## Exercise task
Identify each line below that contains the word "this", and copy it out.

## Records with drawing code

——

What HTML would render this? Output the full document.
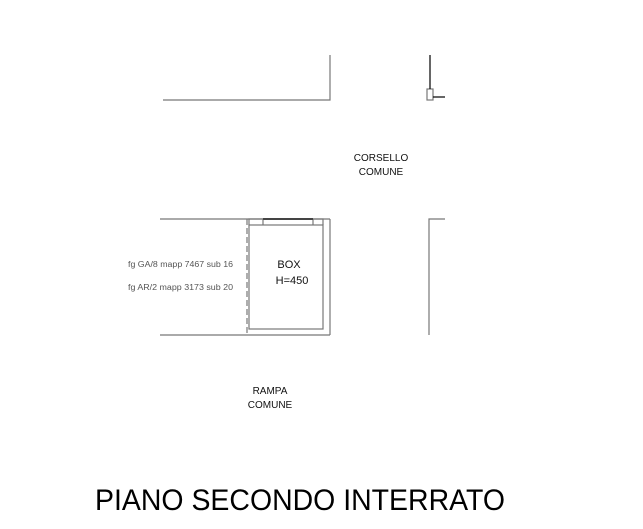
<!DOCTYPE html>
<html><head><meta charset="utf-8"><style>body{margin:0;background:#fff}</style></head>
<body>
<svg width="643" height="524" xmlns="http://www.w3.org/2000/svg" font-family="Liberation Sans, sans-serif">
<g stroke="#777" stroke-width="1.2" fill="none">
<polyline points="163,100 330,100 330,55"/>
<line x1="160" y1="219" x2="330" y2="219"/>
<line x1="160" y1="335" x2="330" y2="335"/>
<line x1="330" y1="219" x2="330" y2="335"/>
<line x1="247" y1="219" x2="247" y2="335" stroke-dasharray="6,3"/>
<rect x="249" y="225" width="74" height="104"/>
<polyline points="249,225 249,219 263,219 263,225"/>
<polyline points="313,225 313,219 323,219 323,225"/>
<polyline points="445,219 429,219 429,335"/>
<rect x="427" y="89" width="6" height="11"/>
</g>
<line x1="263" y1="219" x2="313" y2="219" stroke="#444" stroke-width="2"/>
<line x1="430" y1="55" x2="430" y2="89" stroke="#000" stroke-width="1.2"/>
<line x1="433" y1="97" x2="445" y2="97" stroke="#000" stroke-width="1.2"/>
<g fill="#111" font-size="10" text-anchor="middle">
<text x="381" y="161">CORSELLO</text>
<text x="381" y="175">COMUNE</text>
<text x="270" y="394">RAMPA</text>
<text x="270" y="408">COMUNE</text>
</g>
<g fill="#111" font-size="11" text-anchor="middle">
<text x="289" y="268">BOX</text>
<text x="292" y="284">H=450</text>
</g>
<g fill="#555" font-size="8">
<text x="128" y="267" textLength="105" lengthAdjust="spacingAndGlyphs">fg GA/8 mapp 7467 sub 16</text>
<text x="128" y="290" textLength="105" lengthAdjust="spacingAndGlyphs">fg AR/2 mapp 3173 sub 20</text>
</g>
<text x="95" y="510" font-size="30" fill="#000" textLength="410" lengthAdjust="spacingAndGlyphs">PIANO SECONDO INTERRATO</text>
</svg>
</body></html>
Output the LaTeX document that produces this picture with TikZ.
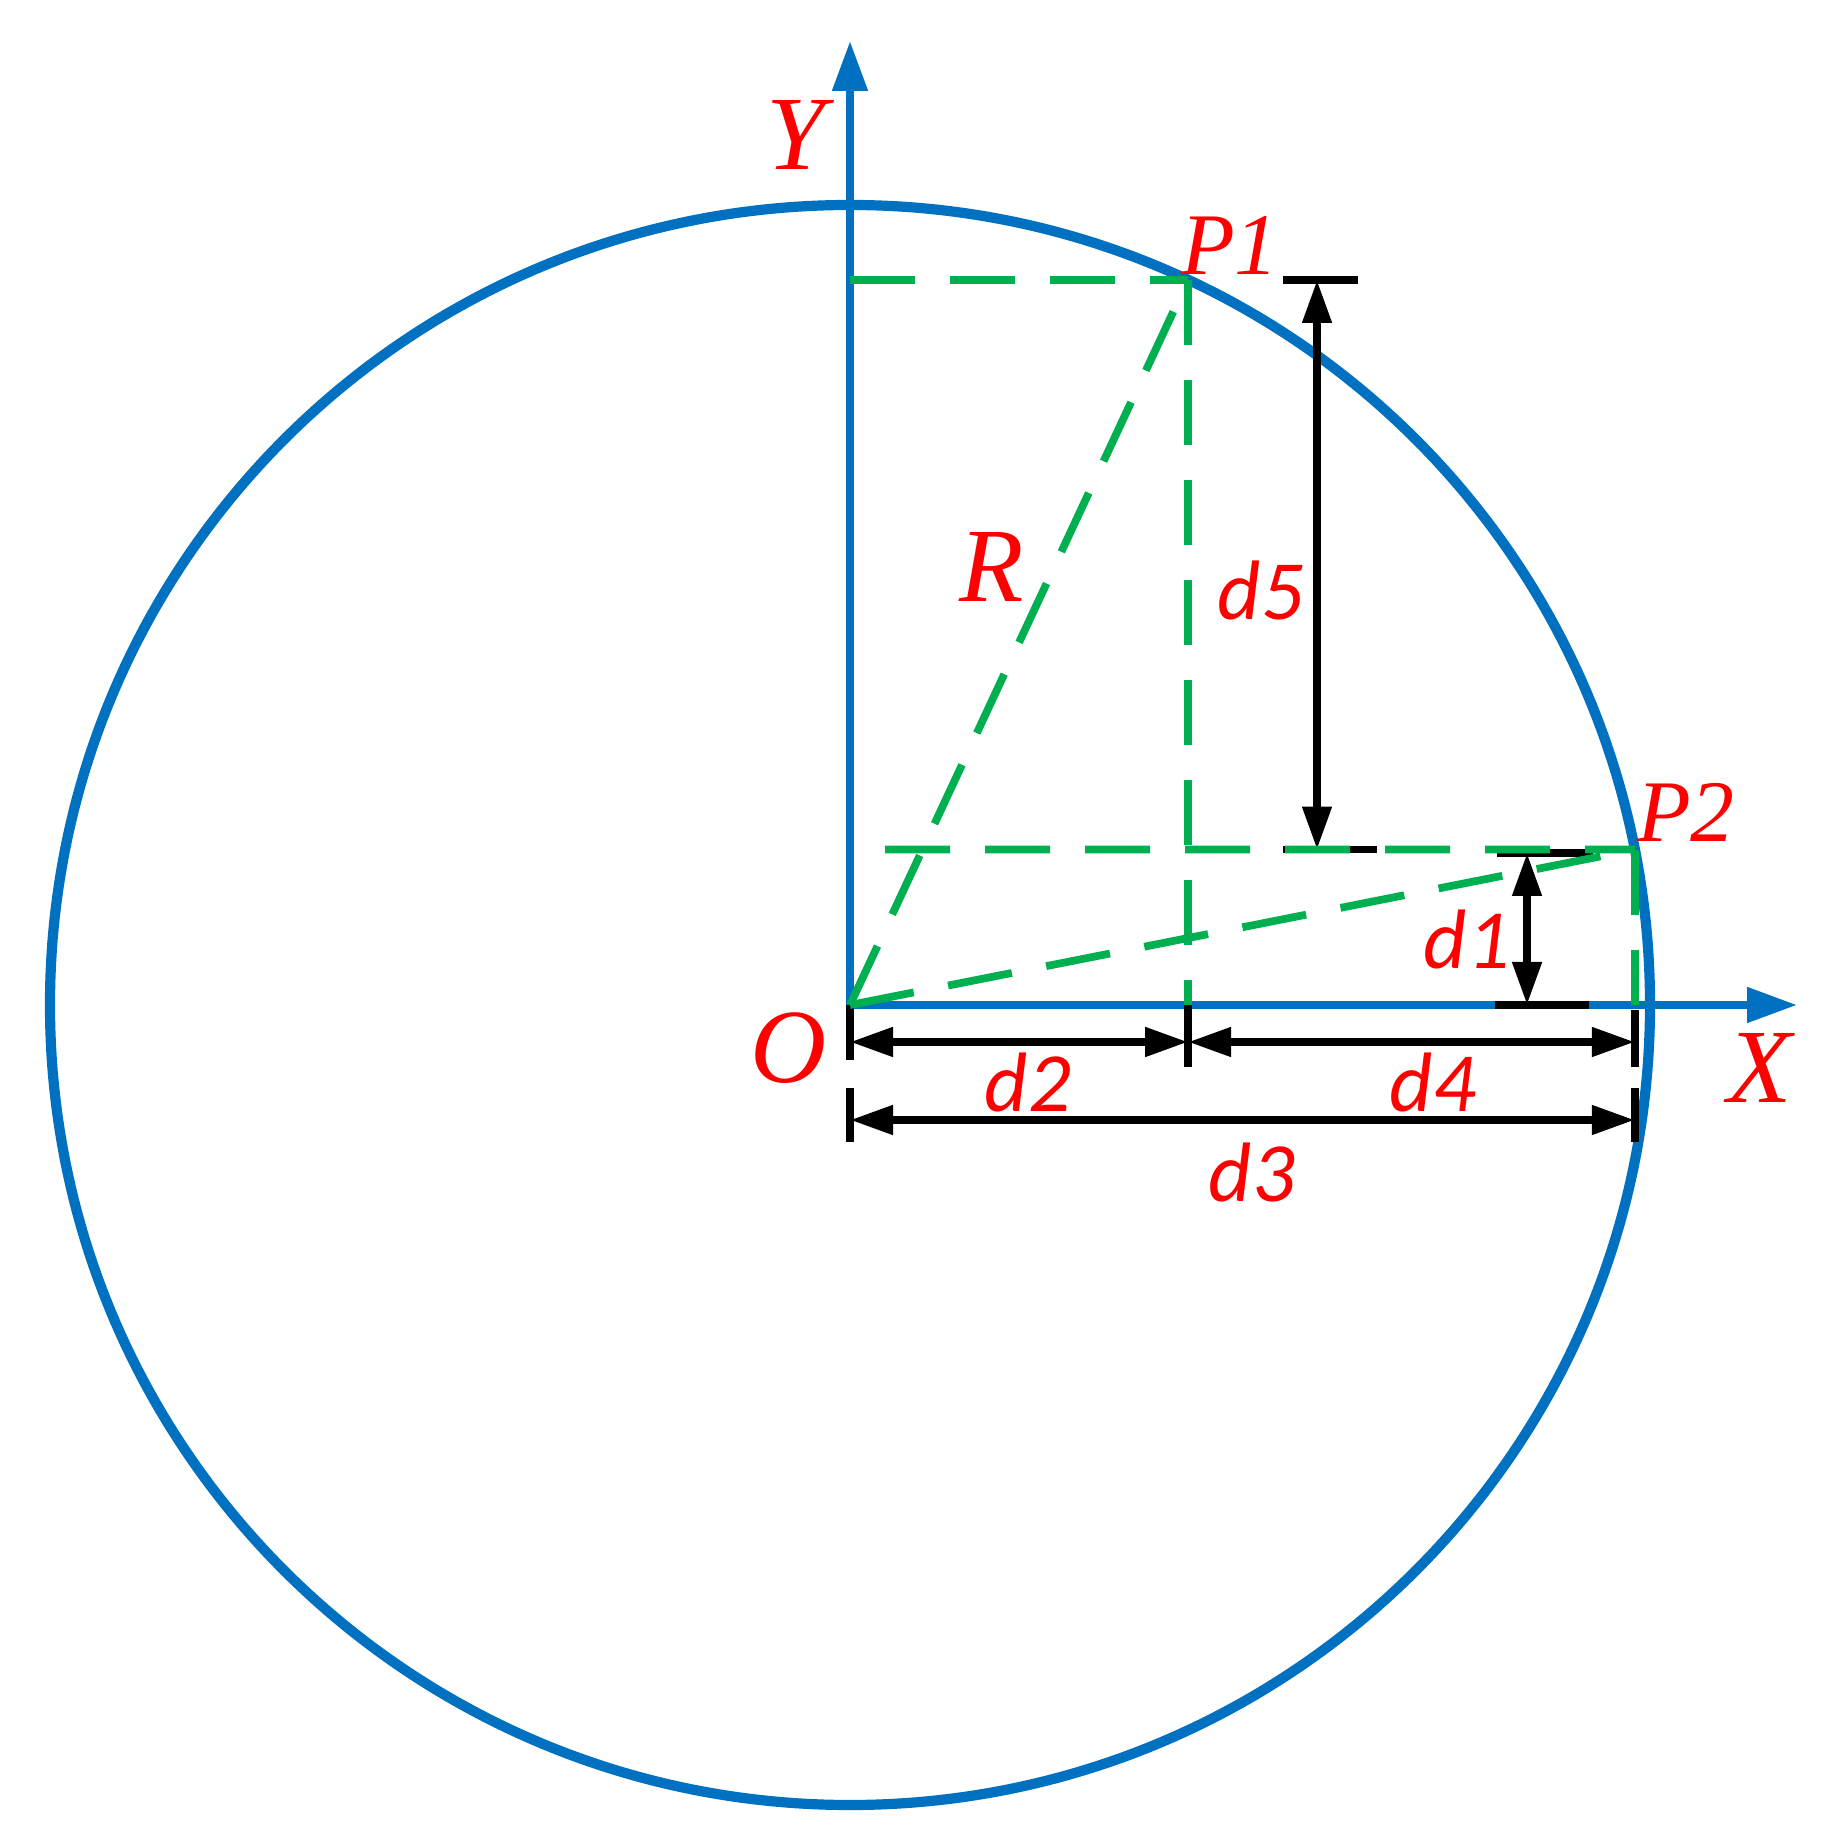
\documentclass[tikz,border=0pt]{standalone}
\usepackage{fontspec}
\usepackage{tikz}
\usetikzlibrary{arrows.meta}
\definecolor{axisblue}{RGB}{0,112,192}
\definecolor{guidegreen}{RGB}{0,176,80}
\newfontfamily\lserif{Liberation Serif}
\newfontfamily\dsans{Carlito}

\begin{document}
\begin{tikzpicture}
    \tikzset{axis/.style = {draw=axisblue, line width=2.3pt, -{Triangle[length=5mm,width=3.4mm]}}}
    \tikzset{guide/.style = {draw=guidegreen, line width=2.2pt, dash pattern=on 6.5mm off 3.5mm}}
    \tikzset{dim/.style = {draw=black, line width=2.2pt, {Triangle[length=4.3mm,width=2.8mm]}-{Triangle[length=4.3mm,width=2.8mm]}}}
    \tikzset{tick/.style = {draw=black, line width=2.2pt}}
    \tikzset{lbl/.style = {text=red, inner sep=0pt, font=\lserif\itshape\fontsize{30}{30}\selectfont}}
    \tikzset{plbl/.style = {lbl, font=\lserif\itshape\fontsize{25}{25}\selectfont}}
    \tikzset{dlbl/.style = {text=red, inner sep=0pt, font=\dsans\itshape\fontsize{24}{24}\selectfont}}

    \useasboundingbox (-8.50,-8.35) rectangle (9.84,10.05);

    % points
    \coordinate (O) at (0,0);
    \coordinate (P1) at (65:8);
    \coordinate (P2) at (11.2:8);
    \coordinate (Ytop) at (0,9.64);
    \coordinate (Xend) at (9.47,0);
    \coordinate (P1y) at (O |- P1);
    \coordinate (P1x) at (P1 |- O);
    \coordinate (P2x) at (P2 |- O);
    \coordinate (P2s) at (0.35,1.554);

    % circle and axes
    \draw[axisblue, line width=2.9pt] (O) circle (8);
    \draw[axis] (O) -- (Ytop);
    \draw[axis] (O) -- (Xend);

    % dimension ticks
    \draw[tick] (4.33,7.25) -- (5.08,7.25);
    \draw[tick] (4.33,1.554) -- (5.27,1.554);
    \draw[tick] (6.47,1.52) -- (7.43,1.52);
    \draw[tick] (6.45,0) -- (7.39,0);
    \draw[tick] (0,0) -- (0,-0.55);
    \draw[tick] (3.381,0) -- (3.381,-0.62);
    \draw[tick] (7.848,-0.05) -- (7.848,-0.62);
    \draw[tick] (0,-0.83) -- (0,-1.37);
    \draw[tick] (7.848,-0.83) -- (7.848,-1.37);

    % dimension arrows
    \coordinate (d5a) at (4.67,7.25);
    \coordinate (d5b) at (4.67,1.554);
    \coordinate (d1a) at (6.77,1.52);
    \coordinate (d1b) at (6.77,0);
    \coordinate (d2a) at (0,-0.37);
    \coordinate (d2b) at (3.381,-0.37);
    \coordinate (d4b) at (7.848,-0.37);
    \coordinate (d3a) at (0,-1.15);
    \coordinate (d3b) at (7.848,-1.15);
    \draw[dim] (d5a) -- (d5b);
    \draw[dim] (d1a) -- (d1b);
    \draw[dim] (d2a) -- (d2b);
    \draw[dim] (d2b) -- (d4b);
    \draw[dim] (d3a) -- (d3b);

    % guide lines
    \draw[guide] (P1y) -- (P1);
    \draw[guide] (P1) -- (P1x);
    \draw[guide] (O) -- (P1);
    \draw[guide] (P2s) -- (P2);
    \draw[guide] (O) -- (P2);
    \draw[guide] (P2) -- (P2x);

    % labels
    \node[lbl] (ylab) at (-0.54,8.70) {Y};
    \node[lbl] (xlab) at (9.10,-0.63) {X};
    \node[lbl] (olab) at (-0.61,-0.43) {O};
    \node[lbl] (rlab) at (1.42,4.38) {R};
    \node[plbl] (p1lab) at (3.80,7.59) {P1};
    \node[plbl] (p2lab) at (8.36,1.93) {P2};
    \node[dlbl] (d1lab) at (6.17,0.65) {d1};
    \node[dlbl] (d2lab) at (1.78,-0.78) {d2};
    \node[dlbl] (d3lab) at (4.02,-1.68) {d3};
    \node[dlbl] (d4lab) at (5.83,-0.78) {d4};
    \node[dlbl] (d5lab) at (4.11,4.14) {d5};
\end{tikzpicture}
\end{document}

——

## Solution to the exercise
What HTML would render this? Output the full document.
Output the LaTeX document that produces this picture with TikZ.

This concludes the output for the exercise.